When you go from one platform to the other it makes things quite complicate when you want to check the octaves of a peculiar note.
C4 is certainly good, but since it doesn’t seem like there is a way of changing the middle C in Cubase to make it C4, is there a way to change the middle C in Dorico for it is called C3? Just to have the same scale between both platforms?
Yamaha DX7 was the first successful synth that used MIDI and of course popularized it.
It counted its keys in the “normal people” way, starting with 1 (and not with 2, or 0 or -1). This way the complete keyboard range was a very neat and easy C1 to C6, and it made C3 the middle C. And I guess it stuck, at least for a while.
“Professor Smarts, what caused the fall of human civilization in the 21st century?” “Well, my students, they couldn’t even agree on how to count the notes on a piano…” "Until finally the ancient kings ‘Google’ and ‘Facebook’ took it upon themselves to rewrite all content in the way they saw fit, finally settling on ‘C4’. Some question whether the Google really existed or if the tale is a later addition by the “Monks of the Half-eaten Fruit.”
C4 was the convention until Yamaha screwed things up. I’ve lost a few hours to frustration over this since starting to record in the box in 1998, just a few. But the cat’s out of the bag now…although C4 is the standard in my studio, every once in awhile I’ll come across a developer who obviously bought a DX-7 in high school and can’t let go of C3. Hey, our differences are what makes life interesting.
Logic Pro defaults to middle C as C3 (Yamaha) [Logic’s parenthesis], with an option for C4 (Roland). C3 drives me mad so I change Logic to C4. I’m surprised Cubase doesn’t have an option for that. In any case, middle C is always MIDI note No. 60 whether it’s C3 or C4.
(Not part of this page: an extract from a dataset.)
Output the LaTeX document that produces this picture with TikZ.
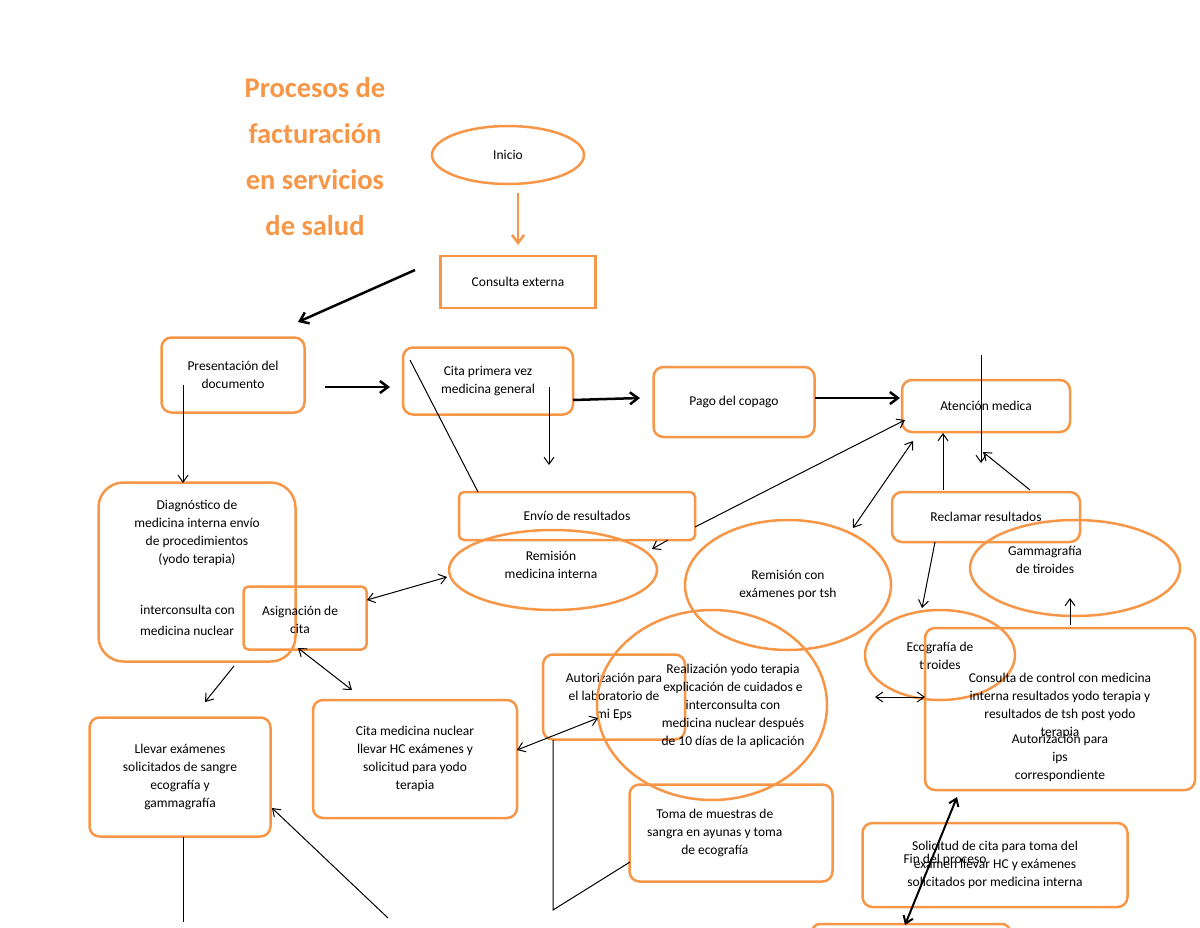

Hmm I actually thought it was the other way around, perhaps wrongly… Before MIDI, middle C literally meant the middle C of a given keyboard size or instrument range. That’s how I personally was taught to find it as a kid. And comparing the ranges of some instruments it probably makes more sense like that for both players and teachers. It’s more likely Yamaha simply continued in that vein.
I speculate it was the discrepancy between this tradition and MIDI numbering based on a huge theoretical keyboard length that led to the standard for C4.